The ACLU researchers raised concerns over Rekognition, Amazon’s facial recognition software suite, this past summer when they discovered what the researchers characterized as significant flaws in the product. This prompted an inquiry from lawmakers including Senators Ron Wyden, Chris Coons, and Ed Markey. Amazon’s unsatisfying response prompted yet another inquiry in November. Spearheaded by Markey, this effort was joined by seven other lawmakers including Congressman Jimmy Gomez, a California Democrat.

“We haven’t received much information and it seems like [for] somebody who’s very confident of their product it’s surprising that they won’t answer those questions,” Gomez told Gizmodo.


Since this second letter was sent, yet another study indicated the presence of bias in Rekognition. Amazon contends that neither set of researchers followed the company’s guidelines for the software, but reporting by Gizmodo found that Rekognition’s only known law enforcement client—the Washington County Sheriff’s Office in Oregon—does not follow those suggested guidelines in its use of the software either.
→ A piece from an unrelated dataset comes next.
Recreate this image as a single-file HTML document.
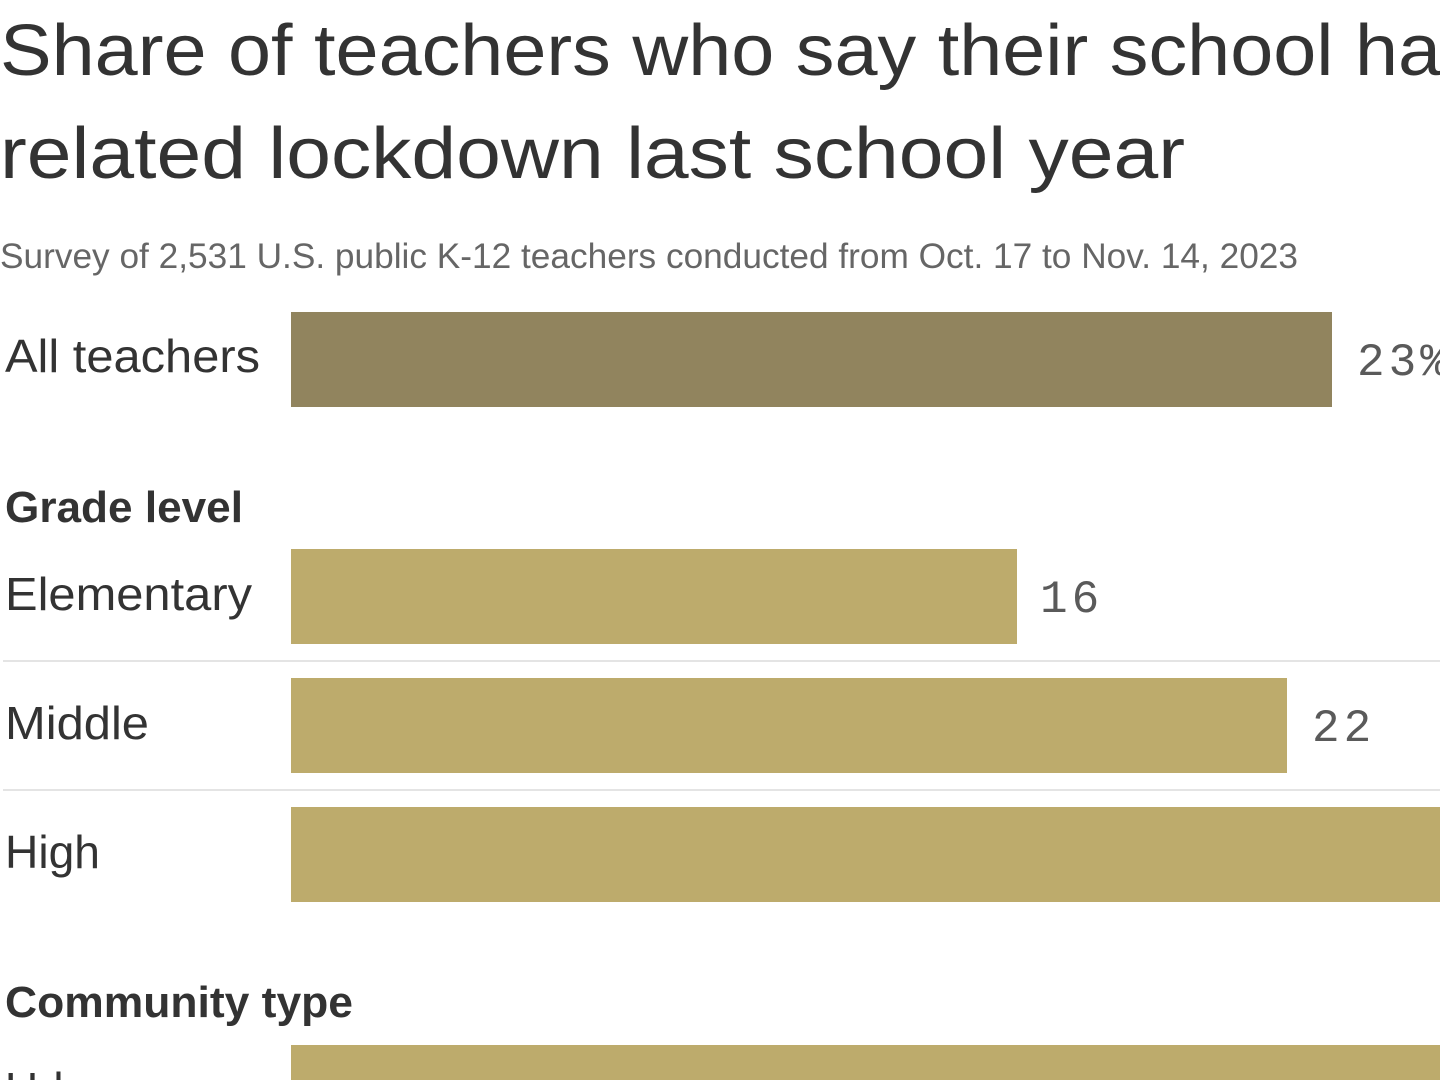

Representative Gomez said his staff asked Amazon if the company performs audits to make sure their clients are using the software as directed: “They said, ‘we have to get back to you.’”

It’s possible there are other law enforcement clients besides the WCSO, but Amazon refuses to divulge them to reporters or lawmakers. “They haven’t given us the list of their clients,” Gomez told Gizmodo. He referenced reporting by the Daily Beast that indicated Amazon had been actively pitching Immigrations and Customs Enforcement on using Rekogntion, something he called “a big concern to the Latino community as a whole as well other pro-immigrant advocates.”
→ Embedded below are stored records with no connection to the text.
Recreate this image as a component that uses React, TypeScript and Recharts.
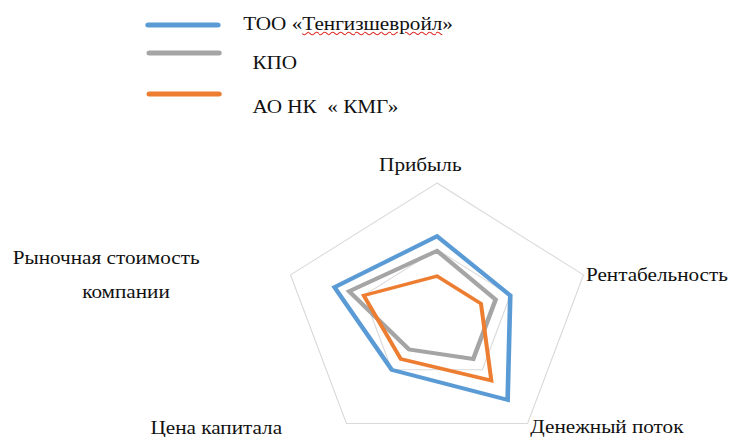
import { RadarChart, Radar, PolarGrid, PolarAngleAxis, PolarRadiusAxis } from "recharts";

// axes, clockwise from the top
const categories = [
	"Прибыль",
	"Рентабельность",
	"Денежный поток",
	"Цена капитала",
	"Рыночная стоимость компании",
];

const tengiz = [6.0, 5.0, 7.8, 5.0, 7.0];
const kpo = [4.9, 4.0, 4.0, 3.1, 6.0];
const kmg = [3.0, 3.0, 6.0, 4.0, 5.0];

const seriesNames = ["ТОО «Тенгизшевройл»", "КПО", "АО НК  « КМГ»"];
const seriesColors = ["#5B9BD5", "#A5A5A5", "#ED7D31"];

const data = categories.map((name, i) => ({
	name,
	tengiz: tengiz[i],
	kpo: kpo[i],
	kmg: kmg[i],
}));

// the source image is stretched horizontally, so the whole chart is too
const STRETCH = 1.158;
const W = 734 / STRETCH;
const H = 437;
const FONT = '"Liberation Serif", "DejaVu Serif", "Times New Roman", serif';
const FS = 18.3;

const labelLayout: { x: number; y: number; anchor: "start" | "middle"; lines: string[] }[] = [
	{ x: 363, y: 165, anchor: "middle", lines: ["Прибыль"] },
	{ x: 506, y: 275, anchor: "start", lines: ["Рентабельность"] },
	{ x: 458, y: 427, anchor: "start", lines: ["Денежный поток"] },
	{ x: 130, y: 428, anchor: "start", lines: ["Цена капитала"] },
	{ x: 11, y: 258, anchor: "start", lines: ["Рыночная стоимость", "компании"] },
];

const AngleTick = (props: any) => {
	const l = labelLayout[props.index];
	if (!l) return null;
	return (
		<text
			x={l.x}
			y={l.y}
			textAnchor={l.anchor}
			dominantBaseline="central"
			fontFamily={FONT}
			fontSize={FS}
			fill="#111"
		>
			{l.lines.map((t, k) => (
				<tspan key={k} x={k === 0 ? l.x : 71} dy={k === 0 ? 0 : 34}>
					{t}
				</tspan>
			))}
		</text>
	);
};

const legendRows = [
	{ lineX: 128, lineY: 25, textX: 210, textY: 24 },
	{ lineX: 129, lineY: 53, textX: 218, textY: 63 },
	{ lineX: 129, lineY: 94, textX: 218, textY: 107 },
];

const Legend = () => (
	<>
		<svg width={W} height={130} style={{ position: "absolute", left: 0, top: 0 }}>
			{legendRows.map((r, i) => (
				<line
					key={i}
					x1={r.lineX}
					x2={r.lineX + 60}
					y1={r.lineY}
					y2={r.lineY}
					stroke={seriesColors[i]}
					strokeWidth={5}
					strokeLinecap="round"
				/>
			))}
		</svg>
		{legendRows.map((r, i) => (
			<div
				key={i}
				style={{
					position: "absolute",
					left: r.textX,
					top: r.textY - 12,
					height: 24,
					lineHeight: "24px",
					fontFamily: FONT,
					fontSize: FS,
					color: "#111",
					whiteSpace: "pre",
				}}
			>
				{i === 0 ? (
					<>
						ТОО «
						<span style={{ textDecoration: "underline wavy #e0302a", textDecorationThickness: 1 }}>
							Тенгизшевройл
						</span>
						»
					</>
				) : (
					seriesNames[i]
				)}
			</div>
		))}
	</>
);

export default function App() {
	return (
		<div style={{ position: "absolute", left: 0, top: 0, width: 734, height: H, background: "#fff", overflow: "hidden" }}>
			<div
				style={{
					position: "absolute",
					left: 0,
					top: 0,
					width: W,
					height: H,
					transform: `scaleX(${STRETCH})`,
					transformOrigin: "0 0",
				}}
			>
				<Legend />
				<RadarChart
					width={W}
					height={H}
					data={data}
					cx={377.4}
					cy={316}
					outerRadius={133}
					margin={{ top: 0, right: 0, bottom: 0, left: 0 }}
					style={{ position: "absolute", left: 0, top: 0 }}
				>
					<PolarGrid gridType="polygon" radialLines={false} stroke="#D9D9D9" polarRadius={[66.5, 133]} />
					<PolarAngleAxis dataKey="name" tick={<AngleTick />} tickLine={false} axisLine={false} />
					<PolarRadiusAxis domain={[0, 10]} tick={false} axisLine={false} tickCount={3} />
					<Radar dataKey="tengiz" stroke={seriesColors[0]} strokeWidth={4} fill="none" isAnimationActive={false} />
					<Radar dataKey="kpo" stroke={seriesColors[1]} strokeWidth={4} fill="none" isAnimationActive={false} />
					<Radar dataKey="kmg" stroke={seriesColors[2]} strokeWidth={3.5} fill="none" isAnimationActive={false} />
				</RadarChart>
			</div>
		</div>
	);
}
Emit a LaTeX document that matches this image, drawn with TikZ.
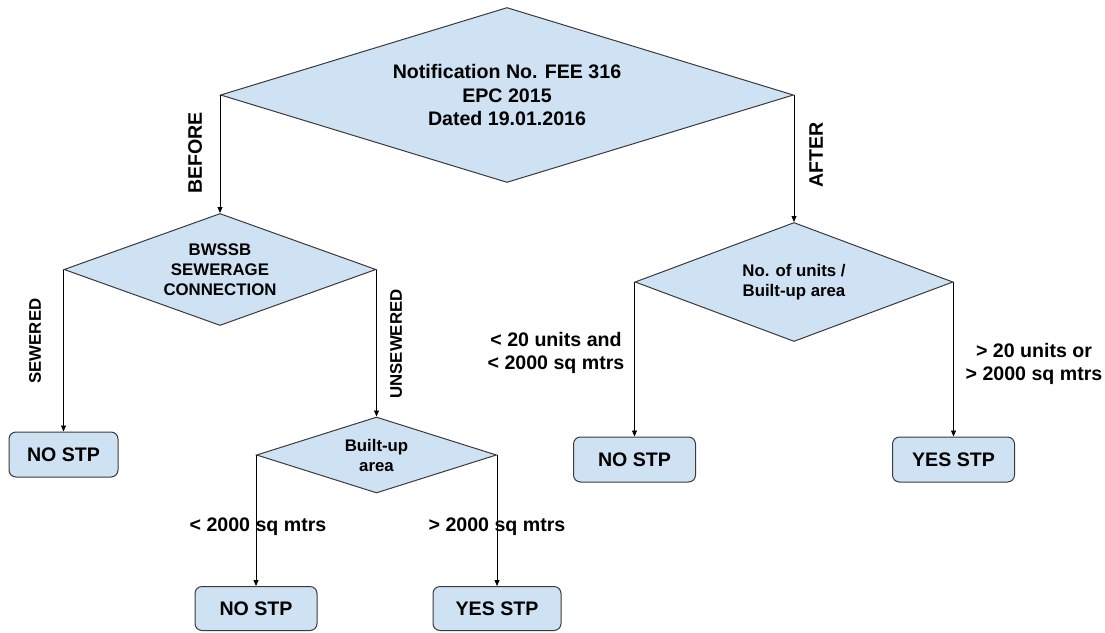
\documentclass[tikz,border=0pt]{standalone}
\usepackage{fontspec}
\setmainfont{Liberation Sans}
\usetikzlibrary{arrows.meta, shapes.geometric, positioning}
\definecolor{stpfill}{HTML}{CFE2F3}
\definecolor{stpline}{HTML}{3A3A3A}
\newcommand{\bigtxt}{\fontsize{19.6}{23.5}\selectfont\bfseries}
\newcommand{\smalltxt}{\fontsize{16.8}{20}\selectfont\bfseries}
\tikzset{
  decision/.style={diamond, draw=stpline, fill=stpfill, line width=1pt, inner sep=0pt, align=center},
  stpbox/.style={rectangle, rounded corners=7pt, draw=stpline, fill=stpfill, line width=1pt, font=\bigtxt},
  arr/.style={-{Triangle[length=6pt, width=5pt]}, line width=0.8pt},
  lbl/.style={font=\bigtxt, align=center, inner sep=0pt},
  sidelbl/.style={font=\smalltxt, rotate=90, inner sep=0pt}
}

\begin{document}
\begin{tikzpicture}[x=1pt, y=-1pt]
  \useasboundingbox (0,0) rectangle (1105,632);
  % decisions
  \node[decision, minimum width=573pt, minimum height=175pt, aspect=3.27, font=\bigtxt] (notif) at (507,95) {Notification No. FEE 316\\EPC 2015\\Dated 19.01.2016};
  \node[decision, minimum width=312pt, minimum height=112pt, aspect=2.79, font=\smalltxt, below=118pt of notif.west] (bwssb) {BWSSB\\SEWERAGE\\CONNECTION};
  \node[decision, minimum width=240pt, minimum height=76pt, aspect=3.16, font=\smalltxt, below=147pt of bwssb.east] (bua) {Built-up\\area};
  \node[decision, minimum width=318pt, minimum height=119pt, aspect=2.67, font=\smalltxt, below=127pt of notif.east] (units) {No. of units /\\Built-up area};
  % outcomes
  \node[stpbox, minimum width=109pt, minimum height=45pt, below=162pt of bwssb.west] (nostpa) {NO STP};
  \node[stpbox, minimum width=122pt, minimum height=44pt, below=131pt of bua.west] (nostpb) {NO STP};
  \node[stpbox, minimum width=128pt, minimum height=44pt, below=131pt of bua.east] (yesstpb) {YES STP};
  \node[stpbox, minimum width=122pt, minimum height=45pt, below=154.5pt of units.west] (nostpc) {NO STP};
  \node[stpbox, minimum width=122pt, minimum height=45pt, below=154.5pt of units.east] (yesstpc) {YES STP};
  % connectors
  \draw[arr] (notif.west) -- (bwssb.north);
  \draw[arr] (notif.east) -- (units.north);
  \draw[arr] (bwssb.west) -- (nostpa.north);
  \draw[arr] (bwssb.east) -- (bua.north);
  \draw[arr] (bua.west) -- (nostpb.north);
  \draw[arr] (bua.east) -- (yesstpb.north);
  \draw[arr] (units.west) -- (nostpc.north);
  \draw[arr] (units.east) -- (yesstpc.north);
  % labels
  \node[lbl, rotate=90] (before) at (195,153) {BEFORE};
  \node[lbl, rotate=90] (after) at (816,155) {AFTER};
  \node[sidelbl] (sewered) at (35,341) {SEWERED};
  \node[sidelbl] (unsewered) at (396,344) {UNSEWERED};
  \node[lbl] (lessa) at (258,527) {< 2000 sq mtrs};
  \node[lbl] (morea) at (497,527) {> 2000 sq mtrs};
  \node[lbl] (lessb) at (556,353) {< 20 units and\\< 2000 sq mtrs};
  \node[lbl] (moreb) at (1034,364) {> 20 units or\\> 2000 sq mtrs};
\end{tikzpicture}
\end{document}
Gallingly, the closest Amazon has come to responding to questions was a blog post last week by Michael Punke, the vice president of global public policy at Amazon Web Services, where he provided five broad ideas for regulating law enforcement use of facial recognition technology, encouraging “ policymakers to consider these guidelines as potential legislation.” Punke’s suggestions include following the law, human review of matches when identifying suspects, and for law enforcement to be transparent about its use of the tools.

“We encourage policymakers to consider these guidelines as potential legislation and rules are considered in the US and other countries,” Punke wrote in the post, which he said is intended to promote an “open, honest, and earnest dialogue among all parties involved to ensure that the technology is applied appropriately and is continuously enhanced.”


With the company still stonewalling lawmakers, Gomez intends to bring company representatives in for questioning. “I’m currently having that discussion with Chairman of the Subcommittee on Civil Rights and Civil Liberties,” he said. “We’re gonna make our case that there should be a hearing on it.” A spokesperson for Rep. Jamie Raskin, the subcommittee’s chairman, told Gizmodo that while “the Committee and subcommittee hearing schedule has not been set yet but I know this is one of many subjects that has been raised by Members and is being discussed.”

“We still have to have a serious conversation on the uses of this technology. How accurate it is?” Gomez said, “Why is it that other major firms are not selling it to law enforcement?”


We’ve reached out to the other lawmakers who signed these two letters of inquiry to Amazon and will update if they provide comment. Amazon did not yet respond to our request to comment on Gomez’s efforts.

Update 2/12/19 3:25 pm EST: We received the following statement from Senator Chris Coons:

Facial recognition technology has developed quickly and presents new and unique opportunities to make our communities safer. However, as with all new technologies, those benefits must be weighed against core privacy protections and civil rights. We should establish clear guidelines surrounding the use of facial recognition technology, including use by law enforcement, that strike the right balance. I look forward to working with my colleagues and all stakeholders toward that goal.